» RECORDED INFORMATION:
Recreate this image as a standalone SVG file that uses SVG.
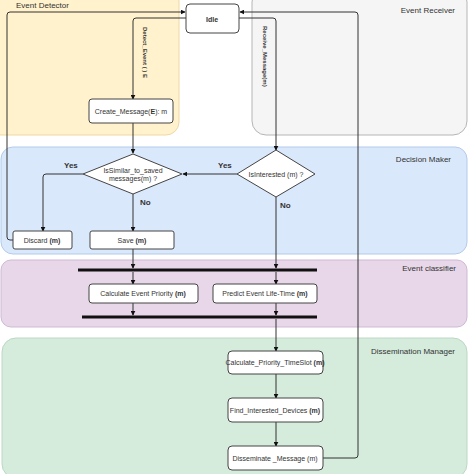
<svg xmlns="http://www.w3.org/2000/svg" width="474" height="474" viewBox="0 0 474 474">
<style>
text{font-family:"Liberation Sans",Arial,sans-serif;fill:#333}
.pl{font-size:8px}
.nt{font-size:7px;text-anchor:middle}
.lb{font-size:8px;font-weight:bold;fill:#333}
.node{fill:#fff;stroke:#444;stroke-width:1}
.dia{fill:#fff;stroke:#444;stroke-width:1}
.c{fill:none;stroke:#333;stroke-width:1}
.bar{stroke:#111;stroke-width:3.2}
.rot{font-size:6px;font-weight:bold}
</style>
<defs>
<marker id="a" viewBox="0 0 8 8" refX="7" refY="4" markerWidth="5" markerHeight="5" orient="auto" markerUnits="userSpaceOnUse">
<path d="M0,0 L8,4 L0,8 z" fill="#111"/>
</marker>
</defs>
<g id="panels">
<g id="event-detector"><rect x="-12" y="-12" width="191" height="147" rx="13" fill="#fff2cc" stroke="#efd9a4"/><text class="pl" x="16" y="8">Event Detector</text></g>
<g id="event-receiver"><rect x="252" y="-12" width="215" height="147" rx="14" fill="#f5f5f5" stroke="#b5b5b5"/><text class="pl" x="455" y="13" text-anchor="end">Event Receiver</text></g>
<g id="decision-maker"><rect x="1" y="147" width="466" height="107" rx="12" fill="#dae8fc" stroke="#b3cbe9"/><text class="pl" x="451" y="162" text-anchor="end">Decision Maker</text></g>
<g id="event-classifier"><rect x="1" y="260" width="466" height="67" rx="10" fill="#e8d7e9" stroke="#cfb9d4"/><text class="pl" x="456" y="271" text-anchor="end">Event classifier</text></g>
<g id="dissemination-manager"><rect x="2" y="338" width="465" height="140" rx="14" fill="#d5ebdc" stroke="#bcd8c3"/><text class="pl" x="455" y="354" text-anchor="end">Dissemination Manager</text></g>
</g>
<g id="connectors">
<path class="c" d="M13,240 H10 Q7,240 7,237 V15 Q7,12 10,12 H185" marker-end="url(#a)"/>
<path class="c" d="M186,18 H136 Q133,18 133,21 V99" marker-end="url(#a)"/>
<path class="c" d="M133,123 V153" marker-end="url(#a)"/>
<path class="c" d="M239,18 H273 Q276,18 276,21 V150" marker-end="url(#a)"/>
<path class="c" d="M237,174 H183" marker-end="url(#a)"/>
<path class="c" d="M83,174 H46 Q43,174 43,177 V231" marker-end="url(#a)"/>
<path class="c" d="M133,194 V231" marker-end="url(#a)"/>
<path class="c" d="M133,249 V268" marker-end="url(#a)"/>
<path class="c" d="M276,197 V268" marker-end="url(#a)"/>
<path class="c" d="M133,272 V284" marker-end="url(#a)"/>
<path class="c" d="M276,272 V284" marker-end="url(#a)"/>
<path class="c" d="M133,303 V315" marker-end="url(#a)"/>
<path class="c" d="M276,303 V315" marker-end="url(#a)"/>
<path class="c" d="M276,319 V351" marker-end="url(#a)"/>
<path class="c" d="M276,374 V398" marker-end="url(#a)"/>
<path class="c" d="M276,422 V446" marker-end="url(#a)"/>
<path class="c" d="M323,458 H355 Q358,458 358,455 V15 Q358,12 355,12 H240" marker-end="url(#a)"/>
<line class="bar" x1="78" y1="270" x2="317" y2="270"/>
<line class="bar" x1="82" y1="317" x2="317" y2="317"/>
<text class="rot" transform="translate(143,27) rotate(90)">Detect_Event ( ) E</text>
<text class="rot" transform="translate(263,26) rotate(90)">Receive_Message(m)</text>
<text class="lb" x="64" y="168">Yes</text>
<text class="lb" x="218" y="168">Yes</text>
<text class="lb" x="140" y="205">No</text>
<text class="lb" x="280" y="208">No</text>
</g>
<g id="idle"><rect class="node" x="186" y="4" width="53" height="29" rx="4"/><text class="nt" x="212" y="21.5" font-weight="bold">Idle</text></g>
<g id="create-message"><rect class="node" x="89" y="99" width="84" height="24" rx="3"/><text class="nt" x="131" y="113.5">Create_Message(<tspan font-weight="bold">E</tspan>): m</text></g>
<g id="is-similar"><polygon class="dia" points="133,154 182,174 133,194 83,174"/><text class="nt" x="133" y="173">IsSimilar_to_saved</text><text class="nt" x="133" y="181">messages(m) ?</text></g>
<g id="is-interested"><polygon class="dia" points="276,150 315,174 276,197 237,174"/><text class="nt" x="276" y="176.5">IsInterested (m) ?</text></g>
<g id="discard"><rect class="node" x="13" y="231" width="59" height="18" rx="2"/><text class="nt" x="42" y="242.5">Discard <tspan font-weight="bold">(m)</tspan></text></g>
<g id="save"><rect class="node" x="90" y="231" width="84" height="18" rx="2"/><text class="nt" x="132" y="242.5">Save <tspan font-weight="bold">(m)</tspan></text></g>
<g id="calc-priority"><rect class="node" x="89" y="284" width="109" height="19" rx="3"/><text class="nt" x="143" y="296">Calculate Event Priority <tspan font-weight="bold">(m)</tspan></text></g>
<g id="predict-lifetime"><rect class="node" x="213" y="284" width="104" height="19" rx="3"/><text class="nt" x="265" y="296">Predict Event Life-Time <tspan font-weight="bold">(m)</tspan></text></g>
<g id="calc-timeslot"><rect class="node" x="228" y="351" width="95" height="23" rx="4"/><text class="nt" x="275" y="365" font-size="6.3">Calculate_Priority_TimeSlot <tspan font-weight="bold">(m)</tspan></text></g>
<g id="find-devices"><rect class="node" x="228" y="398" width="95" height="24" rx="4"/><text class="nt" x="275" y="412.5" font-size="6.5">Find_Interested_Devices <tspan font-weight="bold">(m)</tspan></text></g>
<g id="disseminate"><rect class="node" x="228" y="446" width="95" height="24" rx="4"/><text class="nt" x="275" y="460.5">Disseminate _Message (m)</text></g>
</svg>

» WHAT IS BEING ASKED: Retype each line of the listing above word for word. Exclude the pictures.

» FULL ANSWER:
Recreate this image as a standalone SVG file that uses SVG.
<svg xmlns="http://www.w3.org/2000/svg" width="474" height="474" viewBox="0 0 474 474">
<style>
text{font-family:"Liberation Sans",Arial,sans-serif;fill:#333}
.pl{font-size:8px}
.nt{font-size:7px;text-anchor:middle}
.lb{font-size:8px;font-weight:bold;fill:#333}
.node{fill:#fff;stroke:#444;stroke-width:1}
.dia{fill:#fff;stroke:#444;stroke-width:1}
.c{fill:none;stroke:#333;stroke-width:1}
.bar{stroke:#111;stroke-width:3.2}
.rot{font-size:6px;font-weight:bold}
</style>
<defs>
<marker id="a" viewBox="0 0 8 8" refX="7" refY="4" markerWidth="5" markerHeight="5" orient="auto" markerUnits="userSpaceOnUse">
<path d="M0,0 L8,4 L0,8 z" fill="#111"/>
</marker>
</defs>
<g id="panels">
<g id="event-detector"><rect x="-12" y="-12" width="191" height="147" rx="13" fill="#fff2cc" stroke="#efd9a4"/><text class="pl" x="16" y="8">Event Detector</text></g>
<g id="event-receiver"><rect x="252" y="-12" width="215" height="147" rx="14" fill="#f5f5f5" stroke="#b5b5b5"/><text class="pl" x="455" y="13" text-anchor="end">Event Receiver</text></g>
<g id="decision-maker"><rect x="1" y="147" width="466" height="107" rx="12" fill="#dae8fc" stroke="#b3cbe9"/><text class="pl" x="451" y="162" text-anchor="end">Decision Maker</text></g>
<g id="event-classifier"><rect x="1" y="260" width="466" height="67" rx="10" fill="#e8d7e9" stroke="#cfb9d4"/><text class="pl" x="456" y="271" text-anchor="end">Event classifier</text></g>
<g id="dissemination-manager"><rect x="2" y="338" width="465" height="140" rx="14" fill="#d5ebdc" stroke="#bcd8c3"/><text class="pl" x="455" y="354" text-anchor="end">Dissemination Manager</text></g>
</g>
<g id="connectors">
<path class="c" d="M13,240 H10 Q7,240 7,237 V15 Q7,12 10,12 H185" marker-end="url(#a)"/>
<path class="c" d="M186,18 H136 Q133,18 133,21 V99" marker-end="url(#a)"/>
<path class="c" d="M133,123 V153" marker-end="url(#a)"/>
<path class="c" d="M239,18 H273 Q276,18 276,21 V150" marker-end="url(#a)"/>
<path class="c" d="M237,174 H183" marker-end="url(#a)"/>
<path class="c" d="M83,174 H46 Q43,174 43,177 V231" marker-end="url(#a)"/>
<path class="c" d="M133,194 V231" marker-end="url(#a)"/>
<path class="c" d="M133,249 V268" marker-end="url(#a)"/>
<path class="c" d="M276,197 V268" marker-end="url(#a)"/>
<path class="c" d="M133,272 V284" marker-end="url(#a)"/>
<path class="c" d="M276,272 V284" marker-end="url(#a)"/>
<path class="c" d="M133,303 V315" marker-end="url(#a)"/>
<path class="c" d="M276,303 V315" marker-end="url(#a)"/>
<path class="c" d="M276,319 V351" marker-end="url(#a)"/>
<path class="c" d="M276,374 V398" marker-end="url(#a)"/>
<path class="c" d="M276,422 V446" marker-end="url(#a)"/>
<path class="c" d="M323,458 H355 Q358,458 358,455 V15 Q358,12 355,12 H240" marker-end="url(#a)"/>
<line class="bar" x1="78" y1="270" x2="317" y2="270"/>
<line class="bar" x1="82" y1="317" x2="317" y2="317"/>
<text class="rot" transform="translate(143,27) rotate(90)">Detect_Event ( ) E</text>
<text class="rot" transform="translate(263,26) rotate(90)">Receive_Message(m)</text>
<text class="lb" x="64" y="168">Yes</text>
<text class="lb" x="218" y="168">Yes</text>
<text class="lb" x="140" y="205">No</text>
<text class="lb" x="280" y="208">No</text>
</g>
<g id="idle"><rect class="node" x="186" y="4" width="53" height="29" rx="4"/><text class="nt" x="212" y="21.5" font-weight="bold">Idle</text></g>
<g id="create-message"><rect class="node" x="89" y="99" width="84" height="24" rx="3"/><text class="nt" x="131" y="113.5">Create_Message(<tspan font-weight="bold">E</tspan>): m</text></g>
<g id="is-similar"><polygon class="dia" points="133,154 182,174 133,194 83,174"/><text class="nt" x="133" y="173">IsSimilar_to_saved</text><text class="nt" x="133" y="181">messages(m) ?</text></g>
<g id="is-interested"><polygon class="dia" points="276,150 315,174 276,197 237,174"/><text class="nt" x="276" y="176.5">IsInterested (m) ?</text></g>
<g id="discard"><rect class="node" x="13" y="231" width="59" height="18" rx="2"/><text class="nt" x="42" y="242.5">Discard <tspan font-weight="bold">(m)</tspan></text></g>
<g id="save"><rect class="node" x="90" y="231" width="84" height="18" rx="2"/><text class="nt" x="132" y="242.5">Save <tspan font-weight="bold">(m)</tspan></text></g>
<g id="calc-priority"><rect class="node" x="89" y="284" width="109" height="19" rx="3"/><text class="nt" x="143" y="296">Calculate Event Priority <tspan font-weight="bold">(m)</tspan></text></g>
<g id="predict-lifetime"><rect class="node" x="213" y="284" width="104" height="19" rx="3"/><text class="nt" x="265" y="296">Predict Event Life-Time <tspan font-weight="bold">(m)</tspan></text></g>
<g id="calc-timeslot"><rect class="node" x="228" y="351" width="95" height="23" rx="4"/><text class="nt" x="275" y="365" font-size="6.3">Calculate_Priority_TimeSlot <tspan font-weight="bold">(m)</tspan></text></g>
<g id="find-devices"><rect class="node" x="228" y="398" width="95" height="24" rx="4"/><text class="nt" x="275" y="412.5" font-size="6.5">Find_Interested_Devices <tspan font-weight="bold">(m)</tspan></text></g>
<g id="disseminate"><rect class="node" x="228" y="446" width="95" height="24" rx="4"/><text class="nt" x="275" y="460.5">Disseminate _Message (m)</text></g>
</svg>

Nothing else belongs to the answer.